Multiple high schools were blockaded across Paris Tuesday morning to oppose both Emmanuel Macron and Marine Le Pen, who are standing in the French presidential runoff on April 24. These blockades follow demonstrations throughout France over the weekend and the occupation of many French universities last week in opposition to the two extreme-right candidates.
In central Paris, the Louis Le Grand, Lamartine, Henri IV, Fénelon, Balzac, and Lavoisier high schools were all blockaded by students. A number of other schools throughout the capital closed in order to avoid confrontations with student protesters. Jaurès high school in the Paris suburb of Montreuil was also blocked by students.
Multiple universities remain closed in Paris amid further fears from the French government that last week’s occupation movement could rapidly spread. The Nanterre and Sorbonne universities have remained closed from the end of last week. University of Paris-8 in the working class suburb of Saint-Denis, where students had planned a general assembly for Tuesday, was closed by the administration on Tuesday morning. The University of Paris-1 moved courses online, a decision it claimed was “to ensure individuals’ safety.”
The largest high-school blockade was at Louis Le Grand, where hundreds of students gathered to block the school entrance. The high school is across from the Sorbonne university in Paris’ Latin Quarter. When police arrived at Louis Le Grand in the afternoon, students from other schools nearby joined that blockade to protect them. Students blockading the school chanted, “screw the National Front [referring to the former name of neo-fascist candidate Marine Le Pen’s National Rally party].”
Nina, a high-school student from another Paris area high school who had come to help defend the blockade of the Louis Le Grand high school from the cops, spoke to the WSWS.
She said, “We came to block the schools because we wanted to support students who were protesting last week. Many of us are 15 and 16, so we can’t vote or even make a blank vote. However, this election threatens us so this is the only way we can make our voice heard. Many of our teachers and school administrators even support us and encourage us to fight for our rights and against fascism, but it is difficult for them to state this openly.”
She explained why students from schools around Paris came to join the blockade at Louis Le Grand: “We came down here to defend the students at Louis Le Grand.

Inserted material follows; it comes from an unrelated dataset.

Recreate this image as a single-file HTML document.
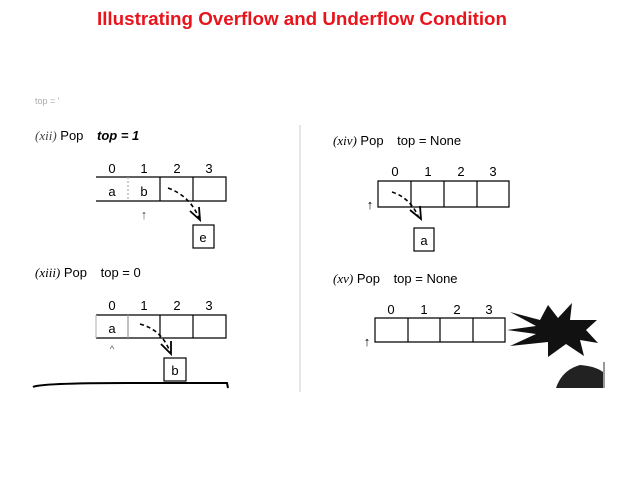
<!DOCTYPE html>
<html><head><style>
body{margin:0;background:#fff;}
svg{display:block;}
text{font-family:"Liberation Sans",sans-serif;}
.s{font-family:"Liberation Serif",serif;font-size:13px;}
.l{font-size:13px;}
</style></head><body>
<svg width="638" height="478" viewBox="0 0 638 478">
<text x="97" y="25" textLength="410" lengthAdjust="spacingAndGlyphs" fill="#e8141c" font-weight="bold" font-size="18">Illustrating Overflow and Underflow Condition</text>
<text x="35" y="104" font-size="9" fill="#aaa">top = '</text>
<line x1="300" y1="125" x2="300" y2="392" stroke="#ccc" stroke-width="1"/>
<g stroke="#000" stroke-width="1.2" fill="none">
 <path d="M96 177H226V201H96M160 177V201M193 177V201M226 177V201"/>
 <line x1="128" y1="177" x2="128" y2="201" stroke="#aaa" stroke-dasharray="2 2"/>
 <rect x="193" y="225" width="21" height="23"/>
 <path d="M168 188Q190 196 199 218" stroke-dasharray="4 3" stroke-width="1.6"/>
 <path d="M190 211L200 220L199 207" stroke-width="1.8"/>
 <path d="M96 315H226V338H96M160 315V338M193 315V338M226 315V338"/>
 <line x1="128" y1="315" x2="128" y2="338" stroke="#999"/>
 <line x1="96" y1="315" x2="96" y2="338" stroke="#bbb"/>
 <rect x="164" y="358" width="22" height="23"/>
 <path d="M140 324Q162 330 170 352" stroke-dasharray="4 3" stroke-width="1.6"/>
 <path d="M161 344L171 354L171 341" stroke-width="1.8"/>
 <path d="M33 387Q40 383 130 383T227 383L228 388" stroke-width="2"/>
 <path d="M378 181H509V207H378ZM411 181V207M444 181V207M477 181V207"/>
 <rect x="414" y="228" width="20" height="23"/>
 <path d="M392 192Q410 198 418 216" stroke-dasharray="4 3" stroke-width="1.6"/>
 <path d="M410 210L421 219L420 206" stroke-width="1.8"/>
 <path d="M375 318H505V342H375ZM408 318V342M440 318V342M473 318V342"/>
</g>
<g class="l" fill="#000">
 <text x="35" y="140"><tspan class="s" font-style="italic" fill="#444">(xii)</tspan> Pop <tspan dx="10" font-weight="bold" font-style="italic">top = 1</tspan></text>
 <text x="35" y="277"><tspan class="s" font-style="italic">(xiii)</tspan> Pop <tspan dx="10">top = 0</tspan></text>
 <text x="333" y="145"><tspan class="s" font-style="italic">(xiv)</tspan> Pop <tspan dx="10">top = None</tspan></text>
 <text x="333" y="283"><tspan class="s" font-style="italic">(xv)</tspan> Pop <tspan dx="10">top = None</tspan></text>
</g>
<g class="s" text-anchor="middle" fill="#000">
 <text x="112" y="173">0</text><text x="144" y="173">1</text><text x="177" y="173">2</text><text x="209" y="173">3</text>
 <text x="112" y="196">a</text><text x="144" y="196">b</text>
 <text x="144" y="219" fill="#555">↑</text>
 <text x="203" y="242">e</text>
 <text x="112" y="310">0</text><text x="144" y="310">1</text><text x="177" y="310">2</text><text x="209" y="310">3</text>
 <text x="112" y="333">a</text>
 <text x="112" y="352" font-size="9" fill="#555">^</text>
 <text x="175" y="375">b</text>
 <text x="395" y="176">0</text><text x="428" y="176">1</text><text x="461" y="176">2</text><text x="493" y="176">3</text>
 <text x="370" y="209">↑</text>
 <text x="424" y="245">a</text>
 <text x="391" y="314">0</text><text x="424" y="314">1</text><text x="457" y="314">2</text><text x="489" y="314">3</text>
 <text x="367" y="346">↑</text>
</g>
<polygon fill="#111" points="510,312 540,320 548,305 558,318 572,303 570,320 597,320 586,330 598,343 580,340 584,356 566,344 548,357 548,342 510,346 536,334 507,330 536,326"/>
<path fill="#222" d="M556 388Q562 370 580 365Q595 366 603 372V388Z"/>
<line x1="604" y1="362" x2="604" y2="388" stroke="#333"/>
</svg>
</body></html>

My school was closed because we blockaded it this morning, but then the police turned up here and we organized with other students in the area to come here to help them.”
Nina pointed to the violent police removal of students in the Sorbonne last week, saying: “This is the reality in France. The police act like this all the time. Of course they may try to do this to us soon but we are determined to keep fighting.”
Protesting high school students have every reason to expect a violent police intervention. In November 2020, the French police violently suppressed high school blockades against the reopening of schools during the pandemic. Fifteen- and 16-year-old students who were protesting a policy of mass infection carried out by the government, which was forcing teachers and students back into classrooms where the virus spread rapidly, were attacked by police using tear gas.
Asked about the prospect of either candidate winning the presidency, Nina said, “Under both candidates our futures look very bad. I can’t imagine five years under either, under both the climate and discrimination will get even worse. As high school students we see Macron trying to make us pay for university. I want to go to university and [publicly-funded] universities are one of the best things about France.”
Asked about both candidates’ policies against Muslims, she said: “Macron and Le Pen are both attacking Muslims in France. Many of our friends are from Muslim families and both candidates threaten them. We are all the same, race just doesn’t make any difference. [Pointing to a Tunisian friend in her group] He is just as French as I am but he and his family have to worry about being sent back to Tunisia. Having so many different people is another of the best things about France.”
Asked about how to move the struggle forward, Nina said, “This is the beginning of our fight against whoever wins. We need a revolution. We have had one before in France, and now we need one again.”
The growing struggle of French youth against both reactionary candidates underscores the correctness of the Parti de l’égalité socialiste’s call for an active boycott of the second round of the election. Workers and youth must be mobilized, armed with a perspective for irreconcilable opposition to both Macron and Le Pen, and build independent action committees to coordinate the struggle. This is the only way to prepare for the confrontation that will inevitably emerge between the working class and the next president after the election, whichever it is.
These protests also underline the traitorous nature of Mélenchon’s refusal to engage in any political struggle against Macron and Le Pen, despite winning millions of votes and enjoying massive support among youth. Millions of people voted for him to mark fundamental opposition to the policies of both Macron and Le Pen. However, in an interview with BFM-TV on Tuesday night, Mélenchon announced his campaign to become the next Prime Minister of either Macron or Le Pen. This is a statement that Mélenchon can subordinate himself to either one of the two.
This underlines the necessity for the youth to fight for the construction of new revolutionary working-class organizations outside the orbit of bourgeois politics. In their struggle against a Macron or Le Pen presidency high-school and university students must reach necessary conclusions. To oppose Macron and Le Pen the youth must make a decisive turn to the working class, the only force in capitalist society capable of implementing a socialist programme, and to the Parti de l’égalité socialiste.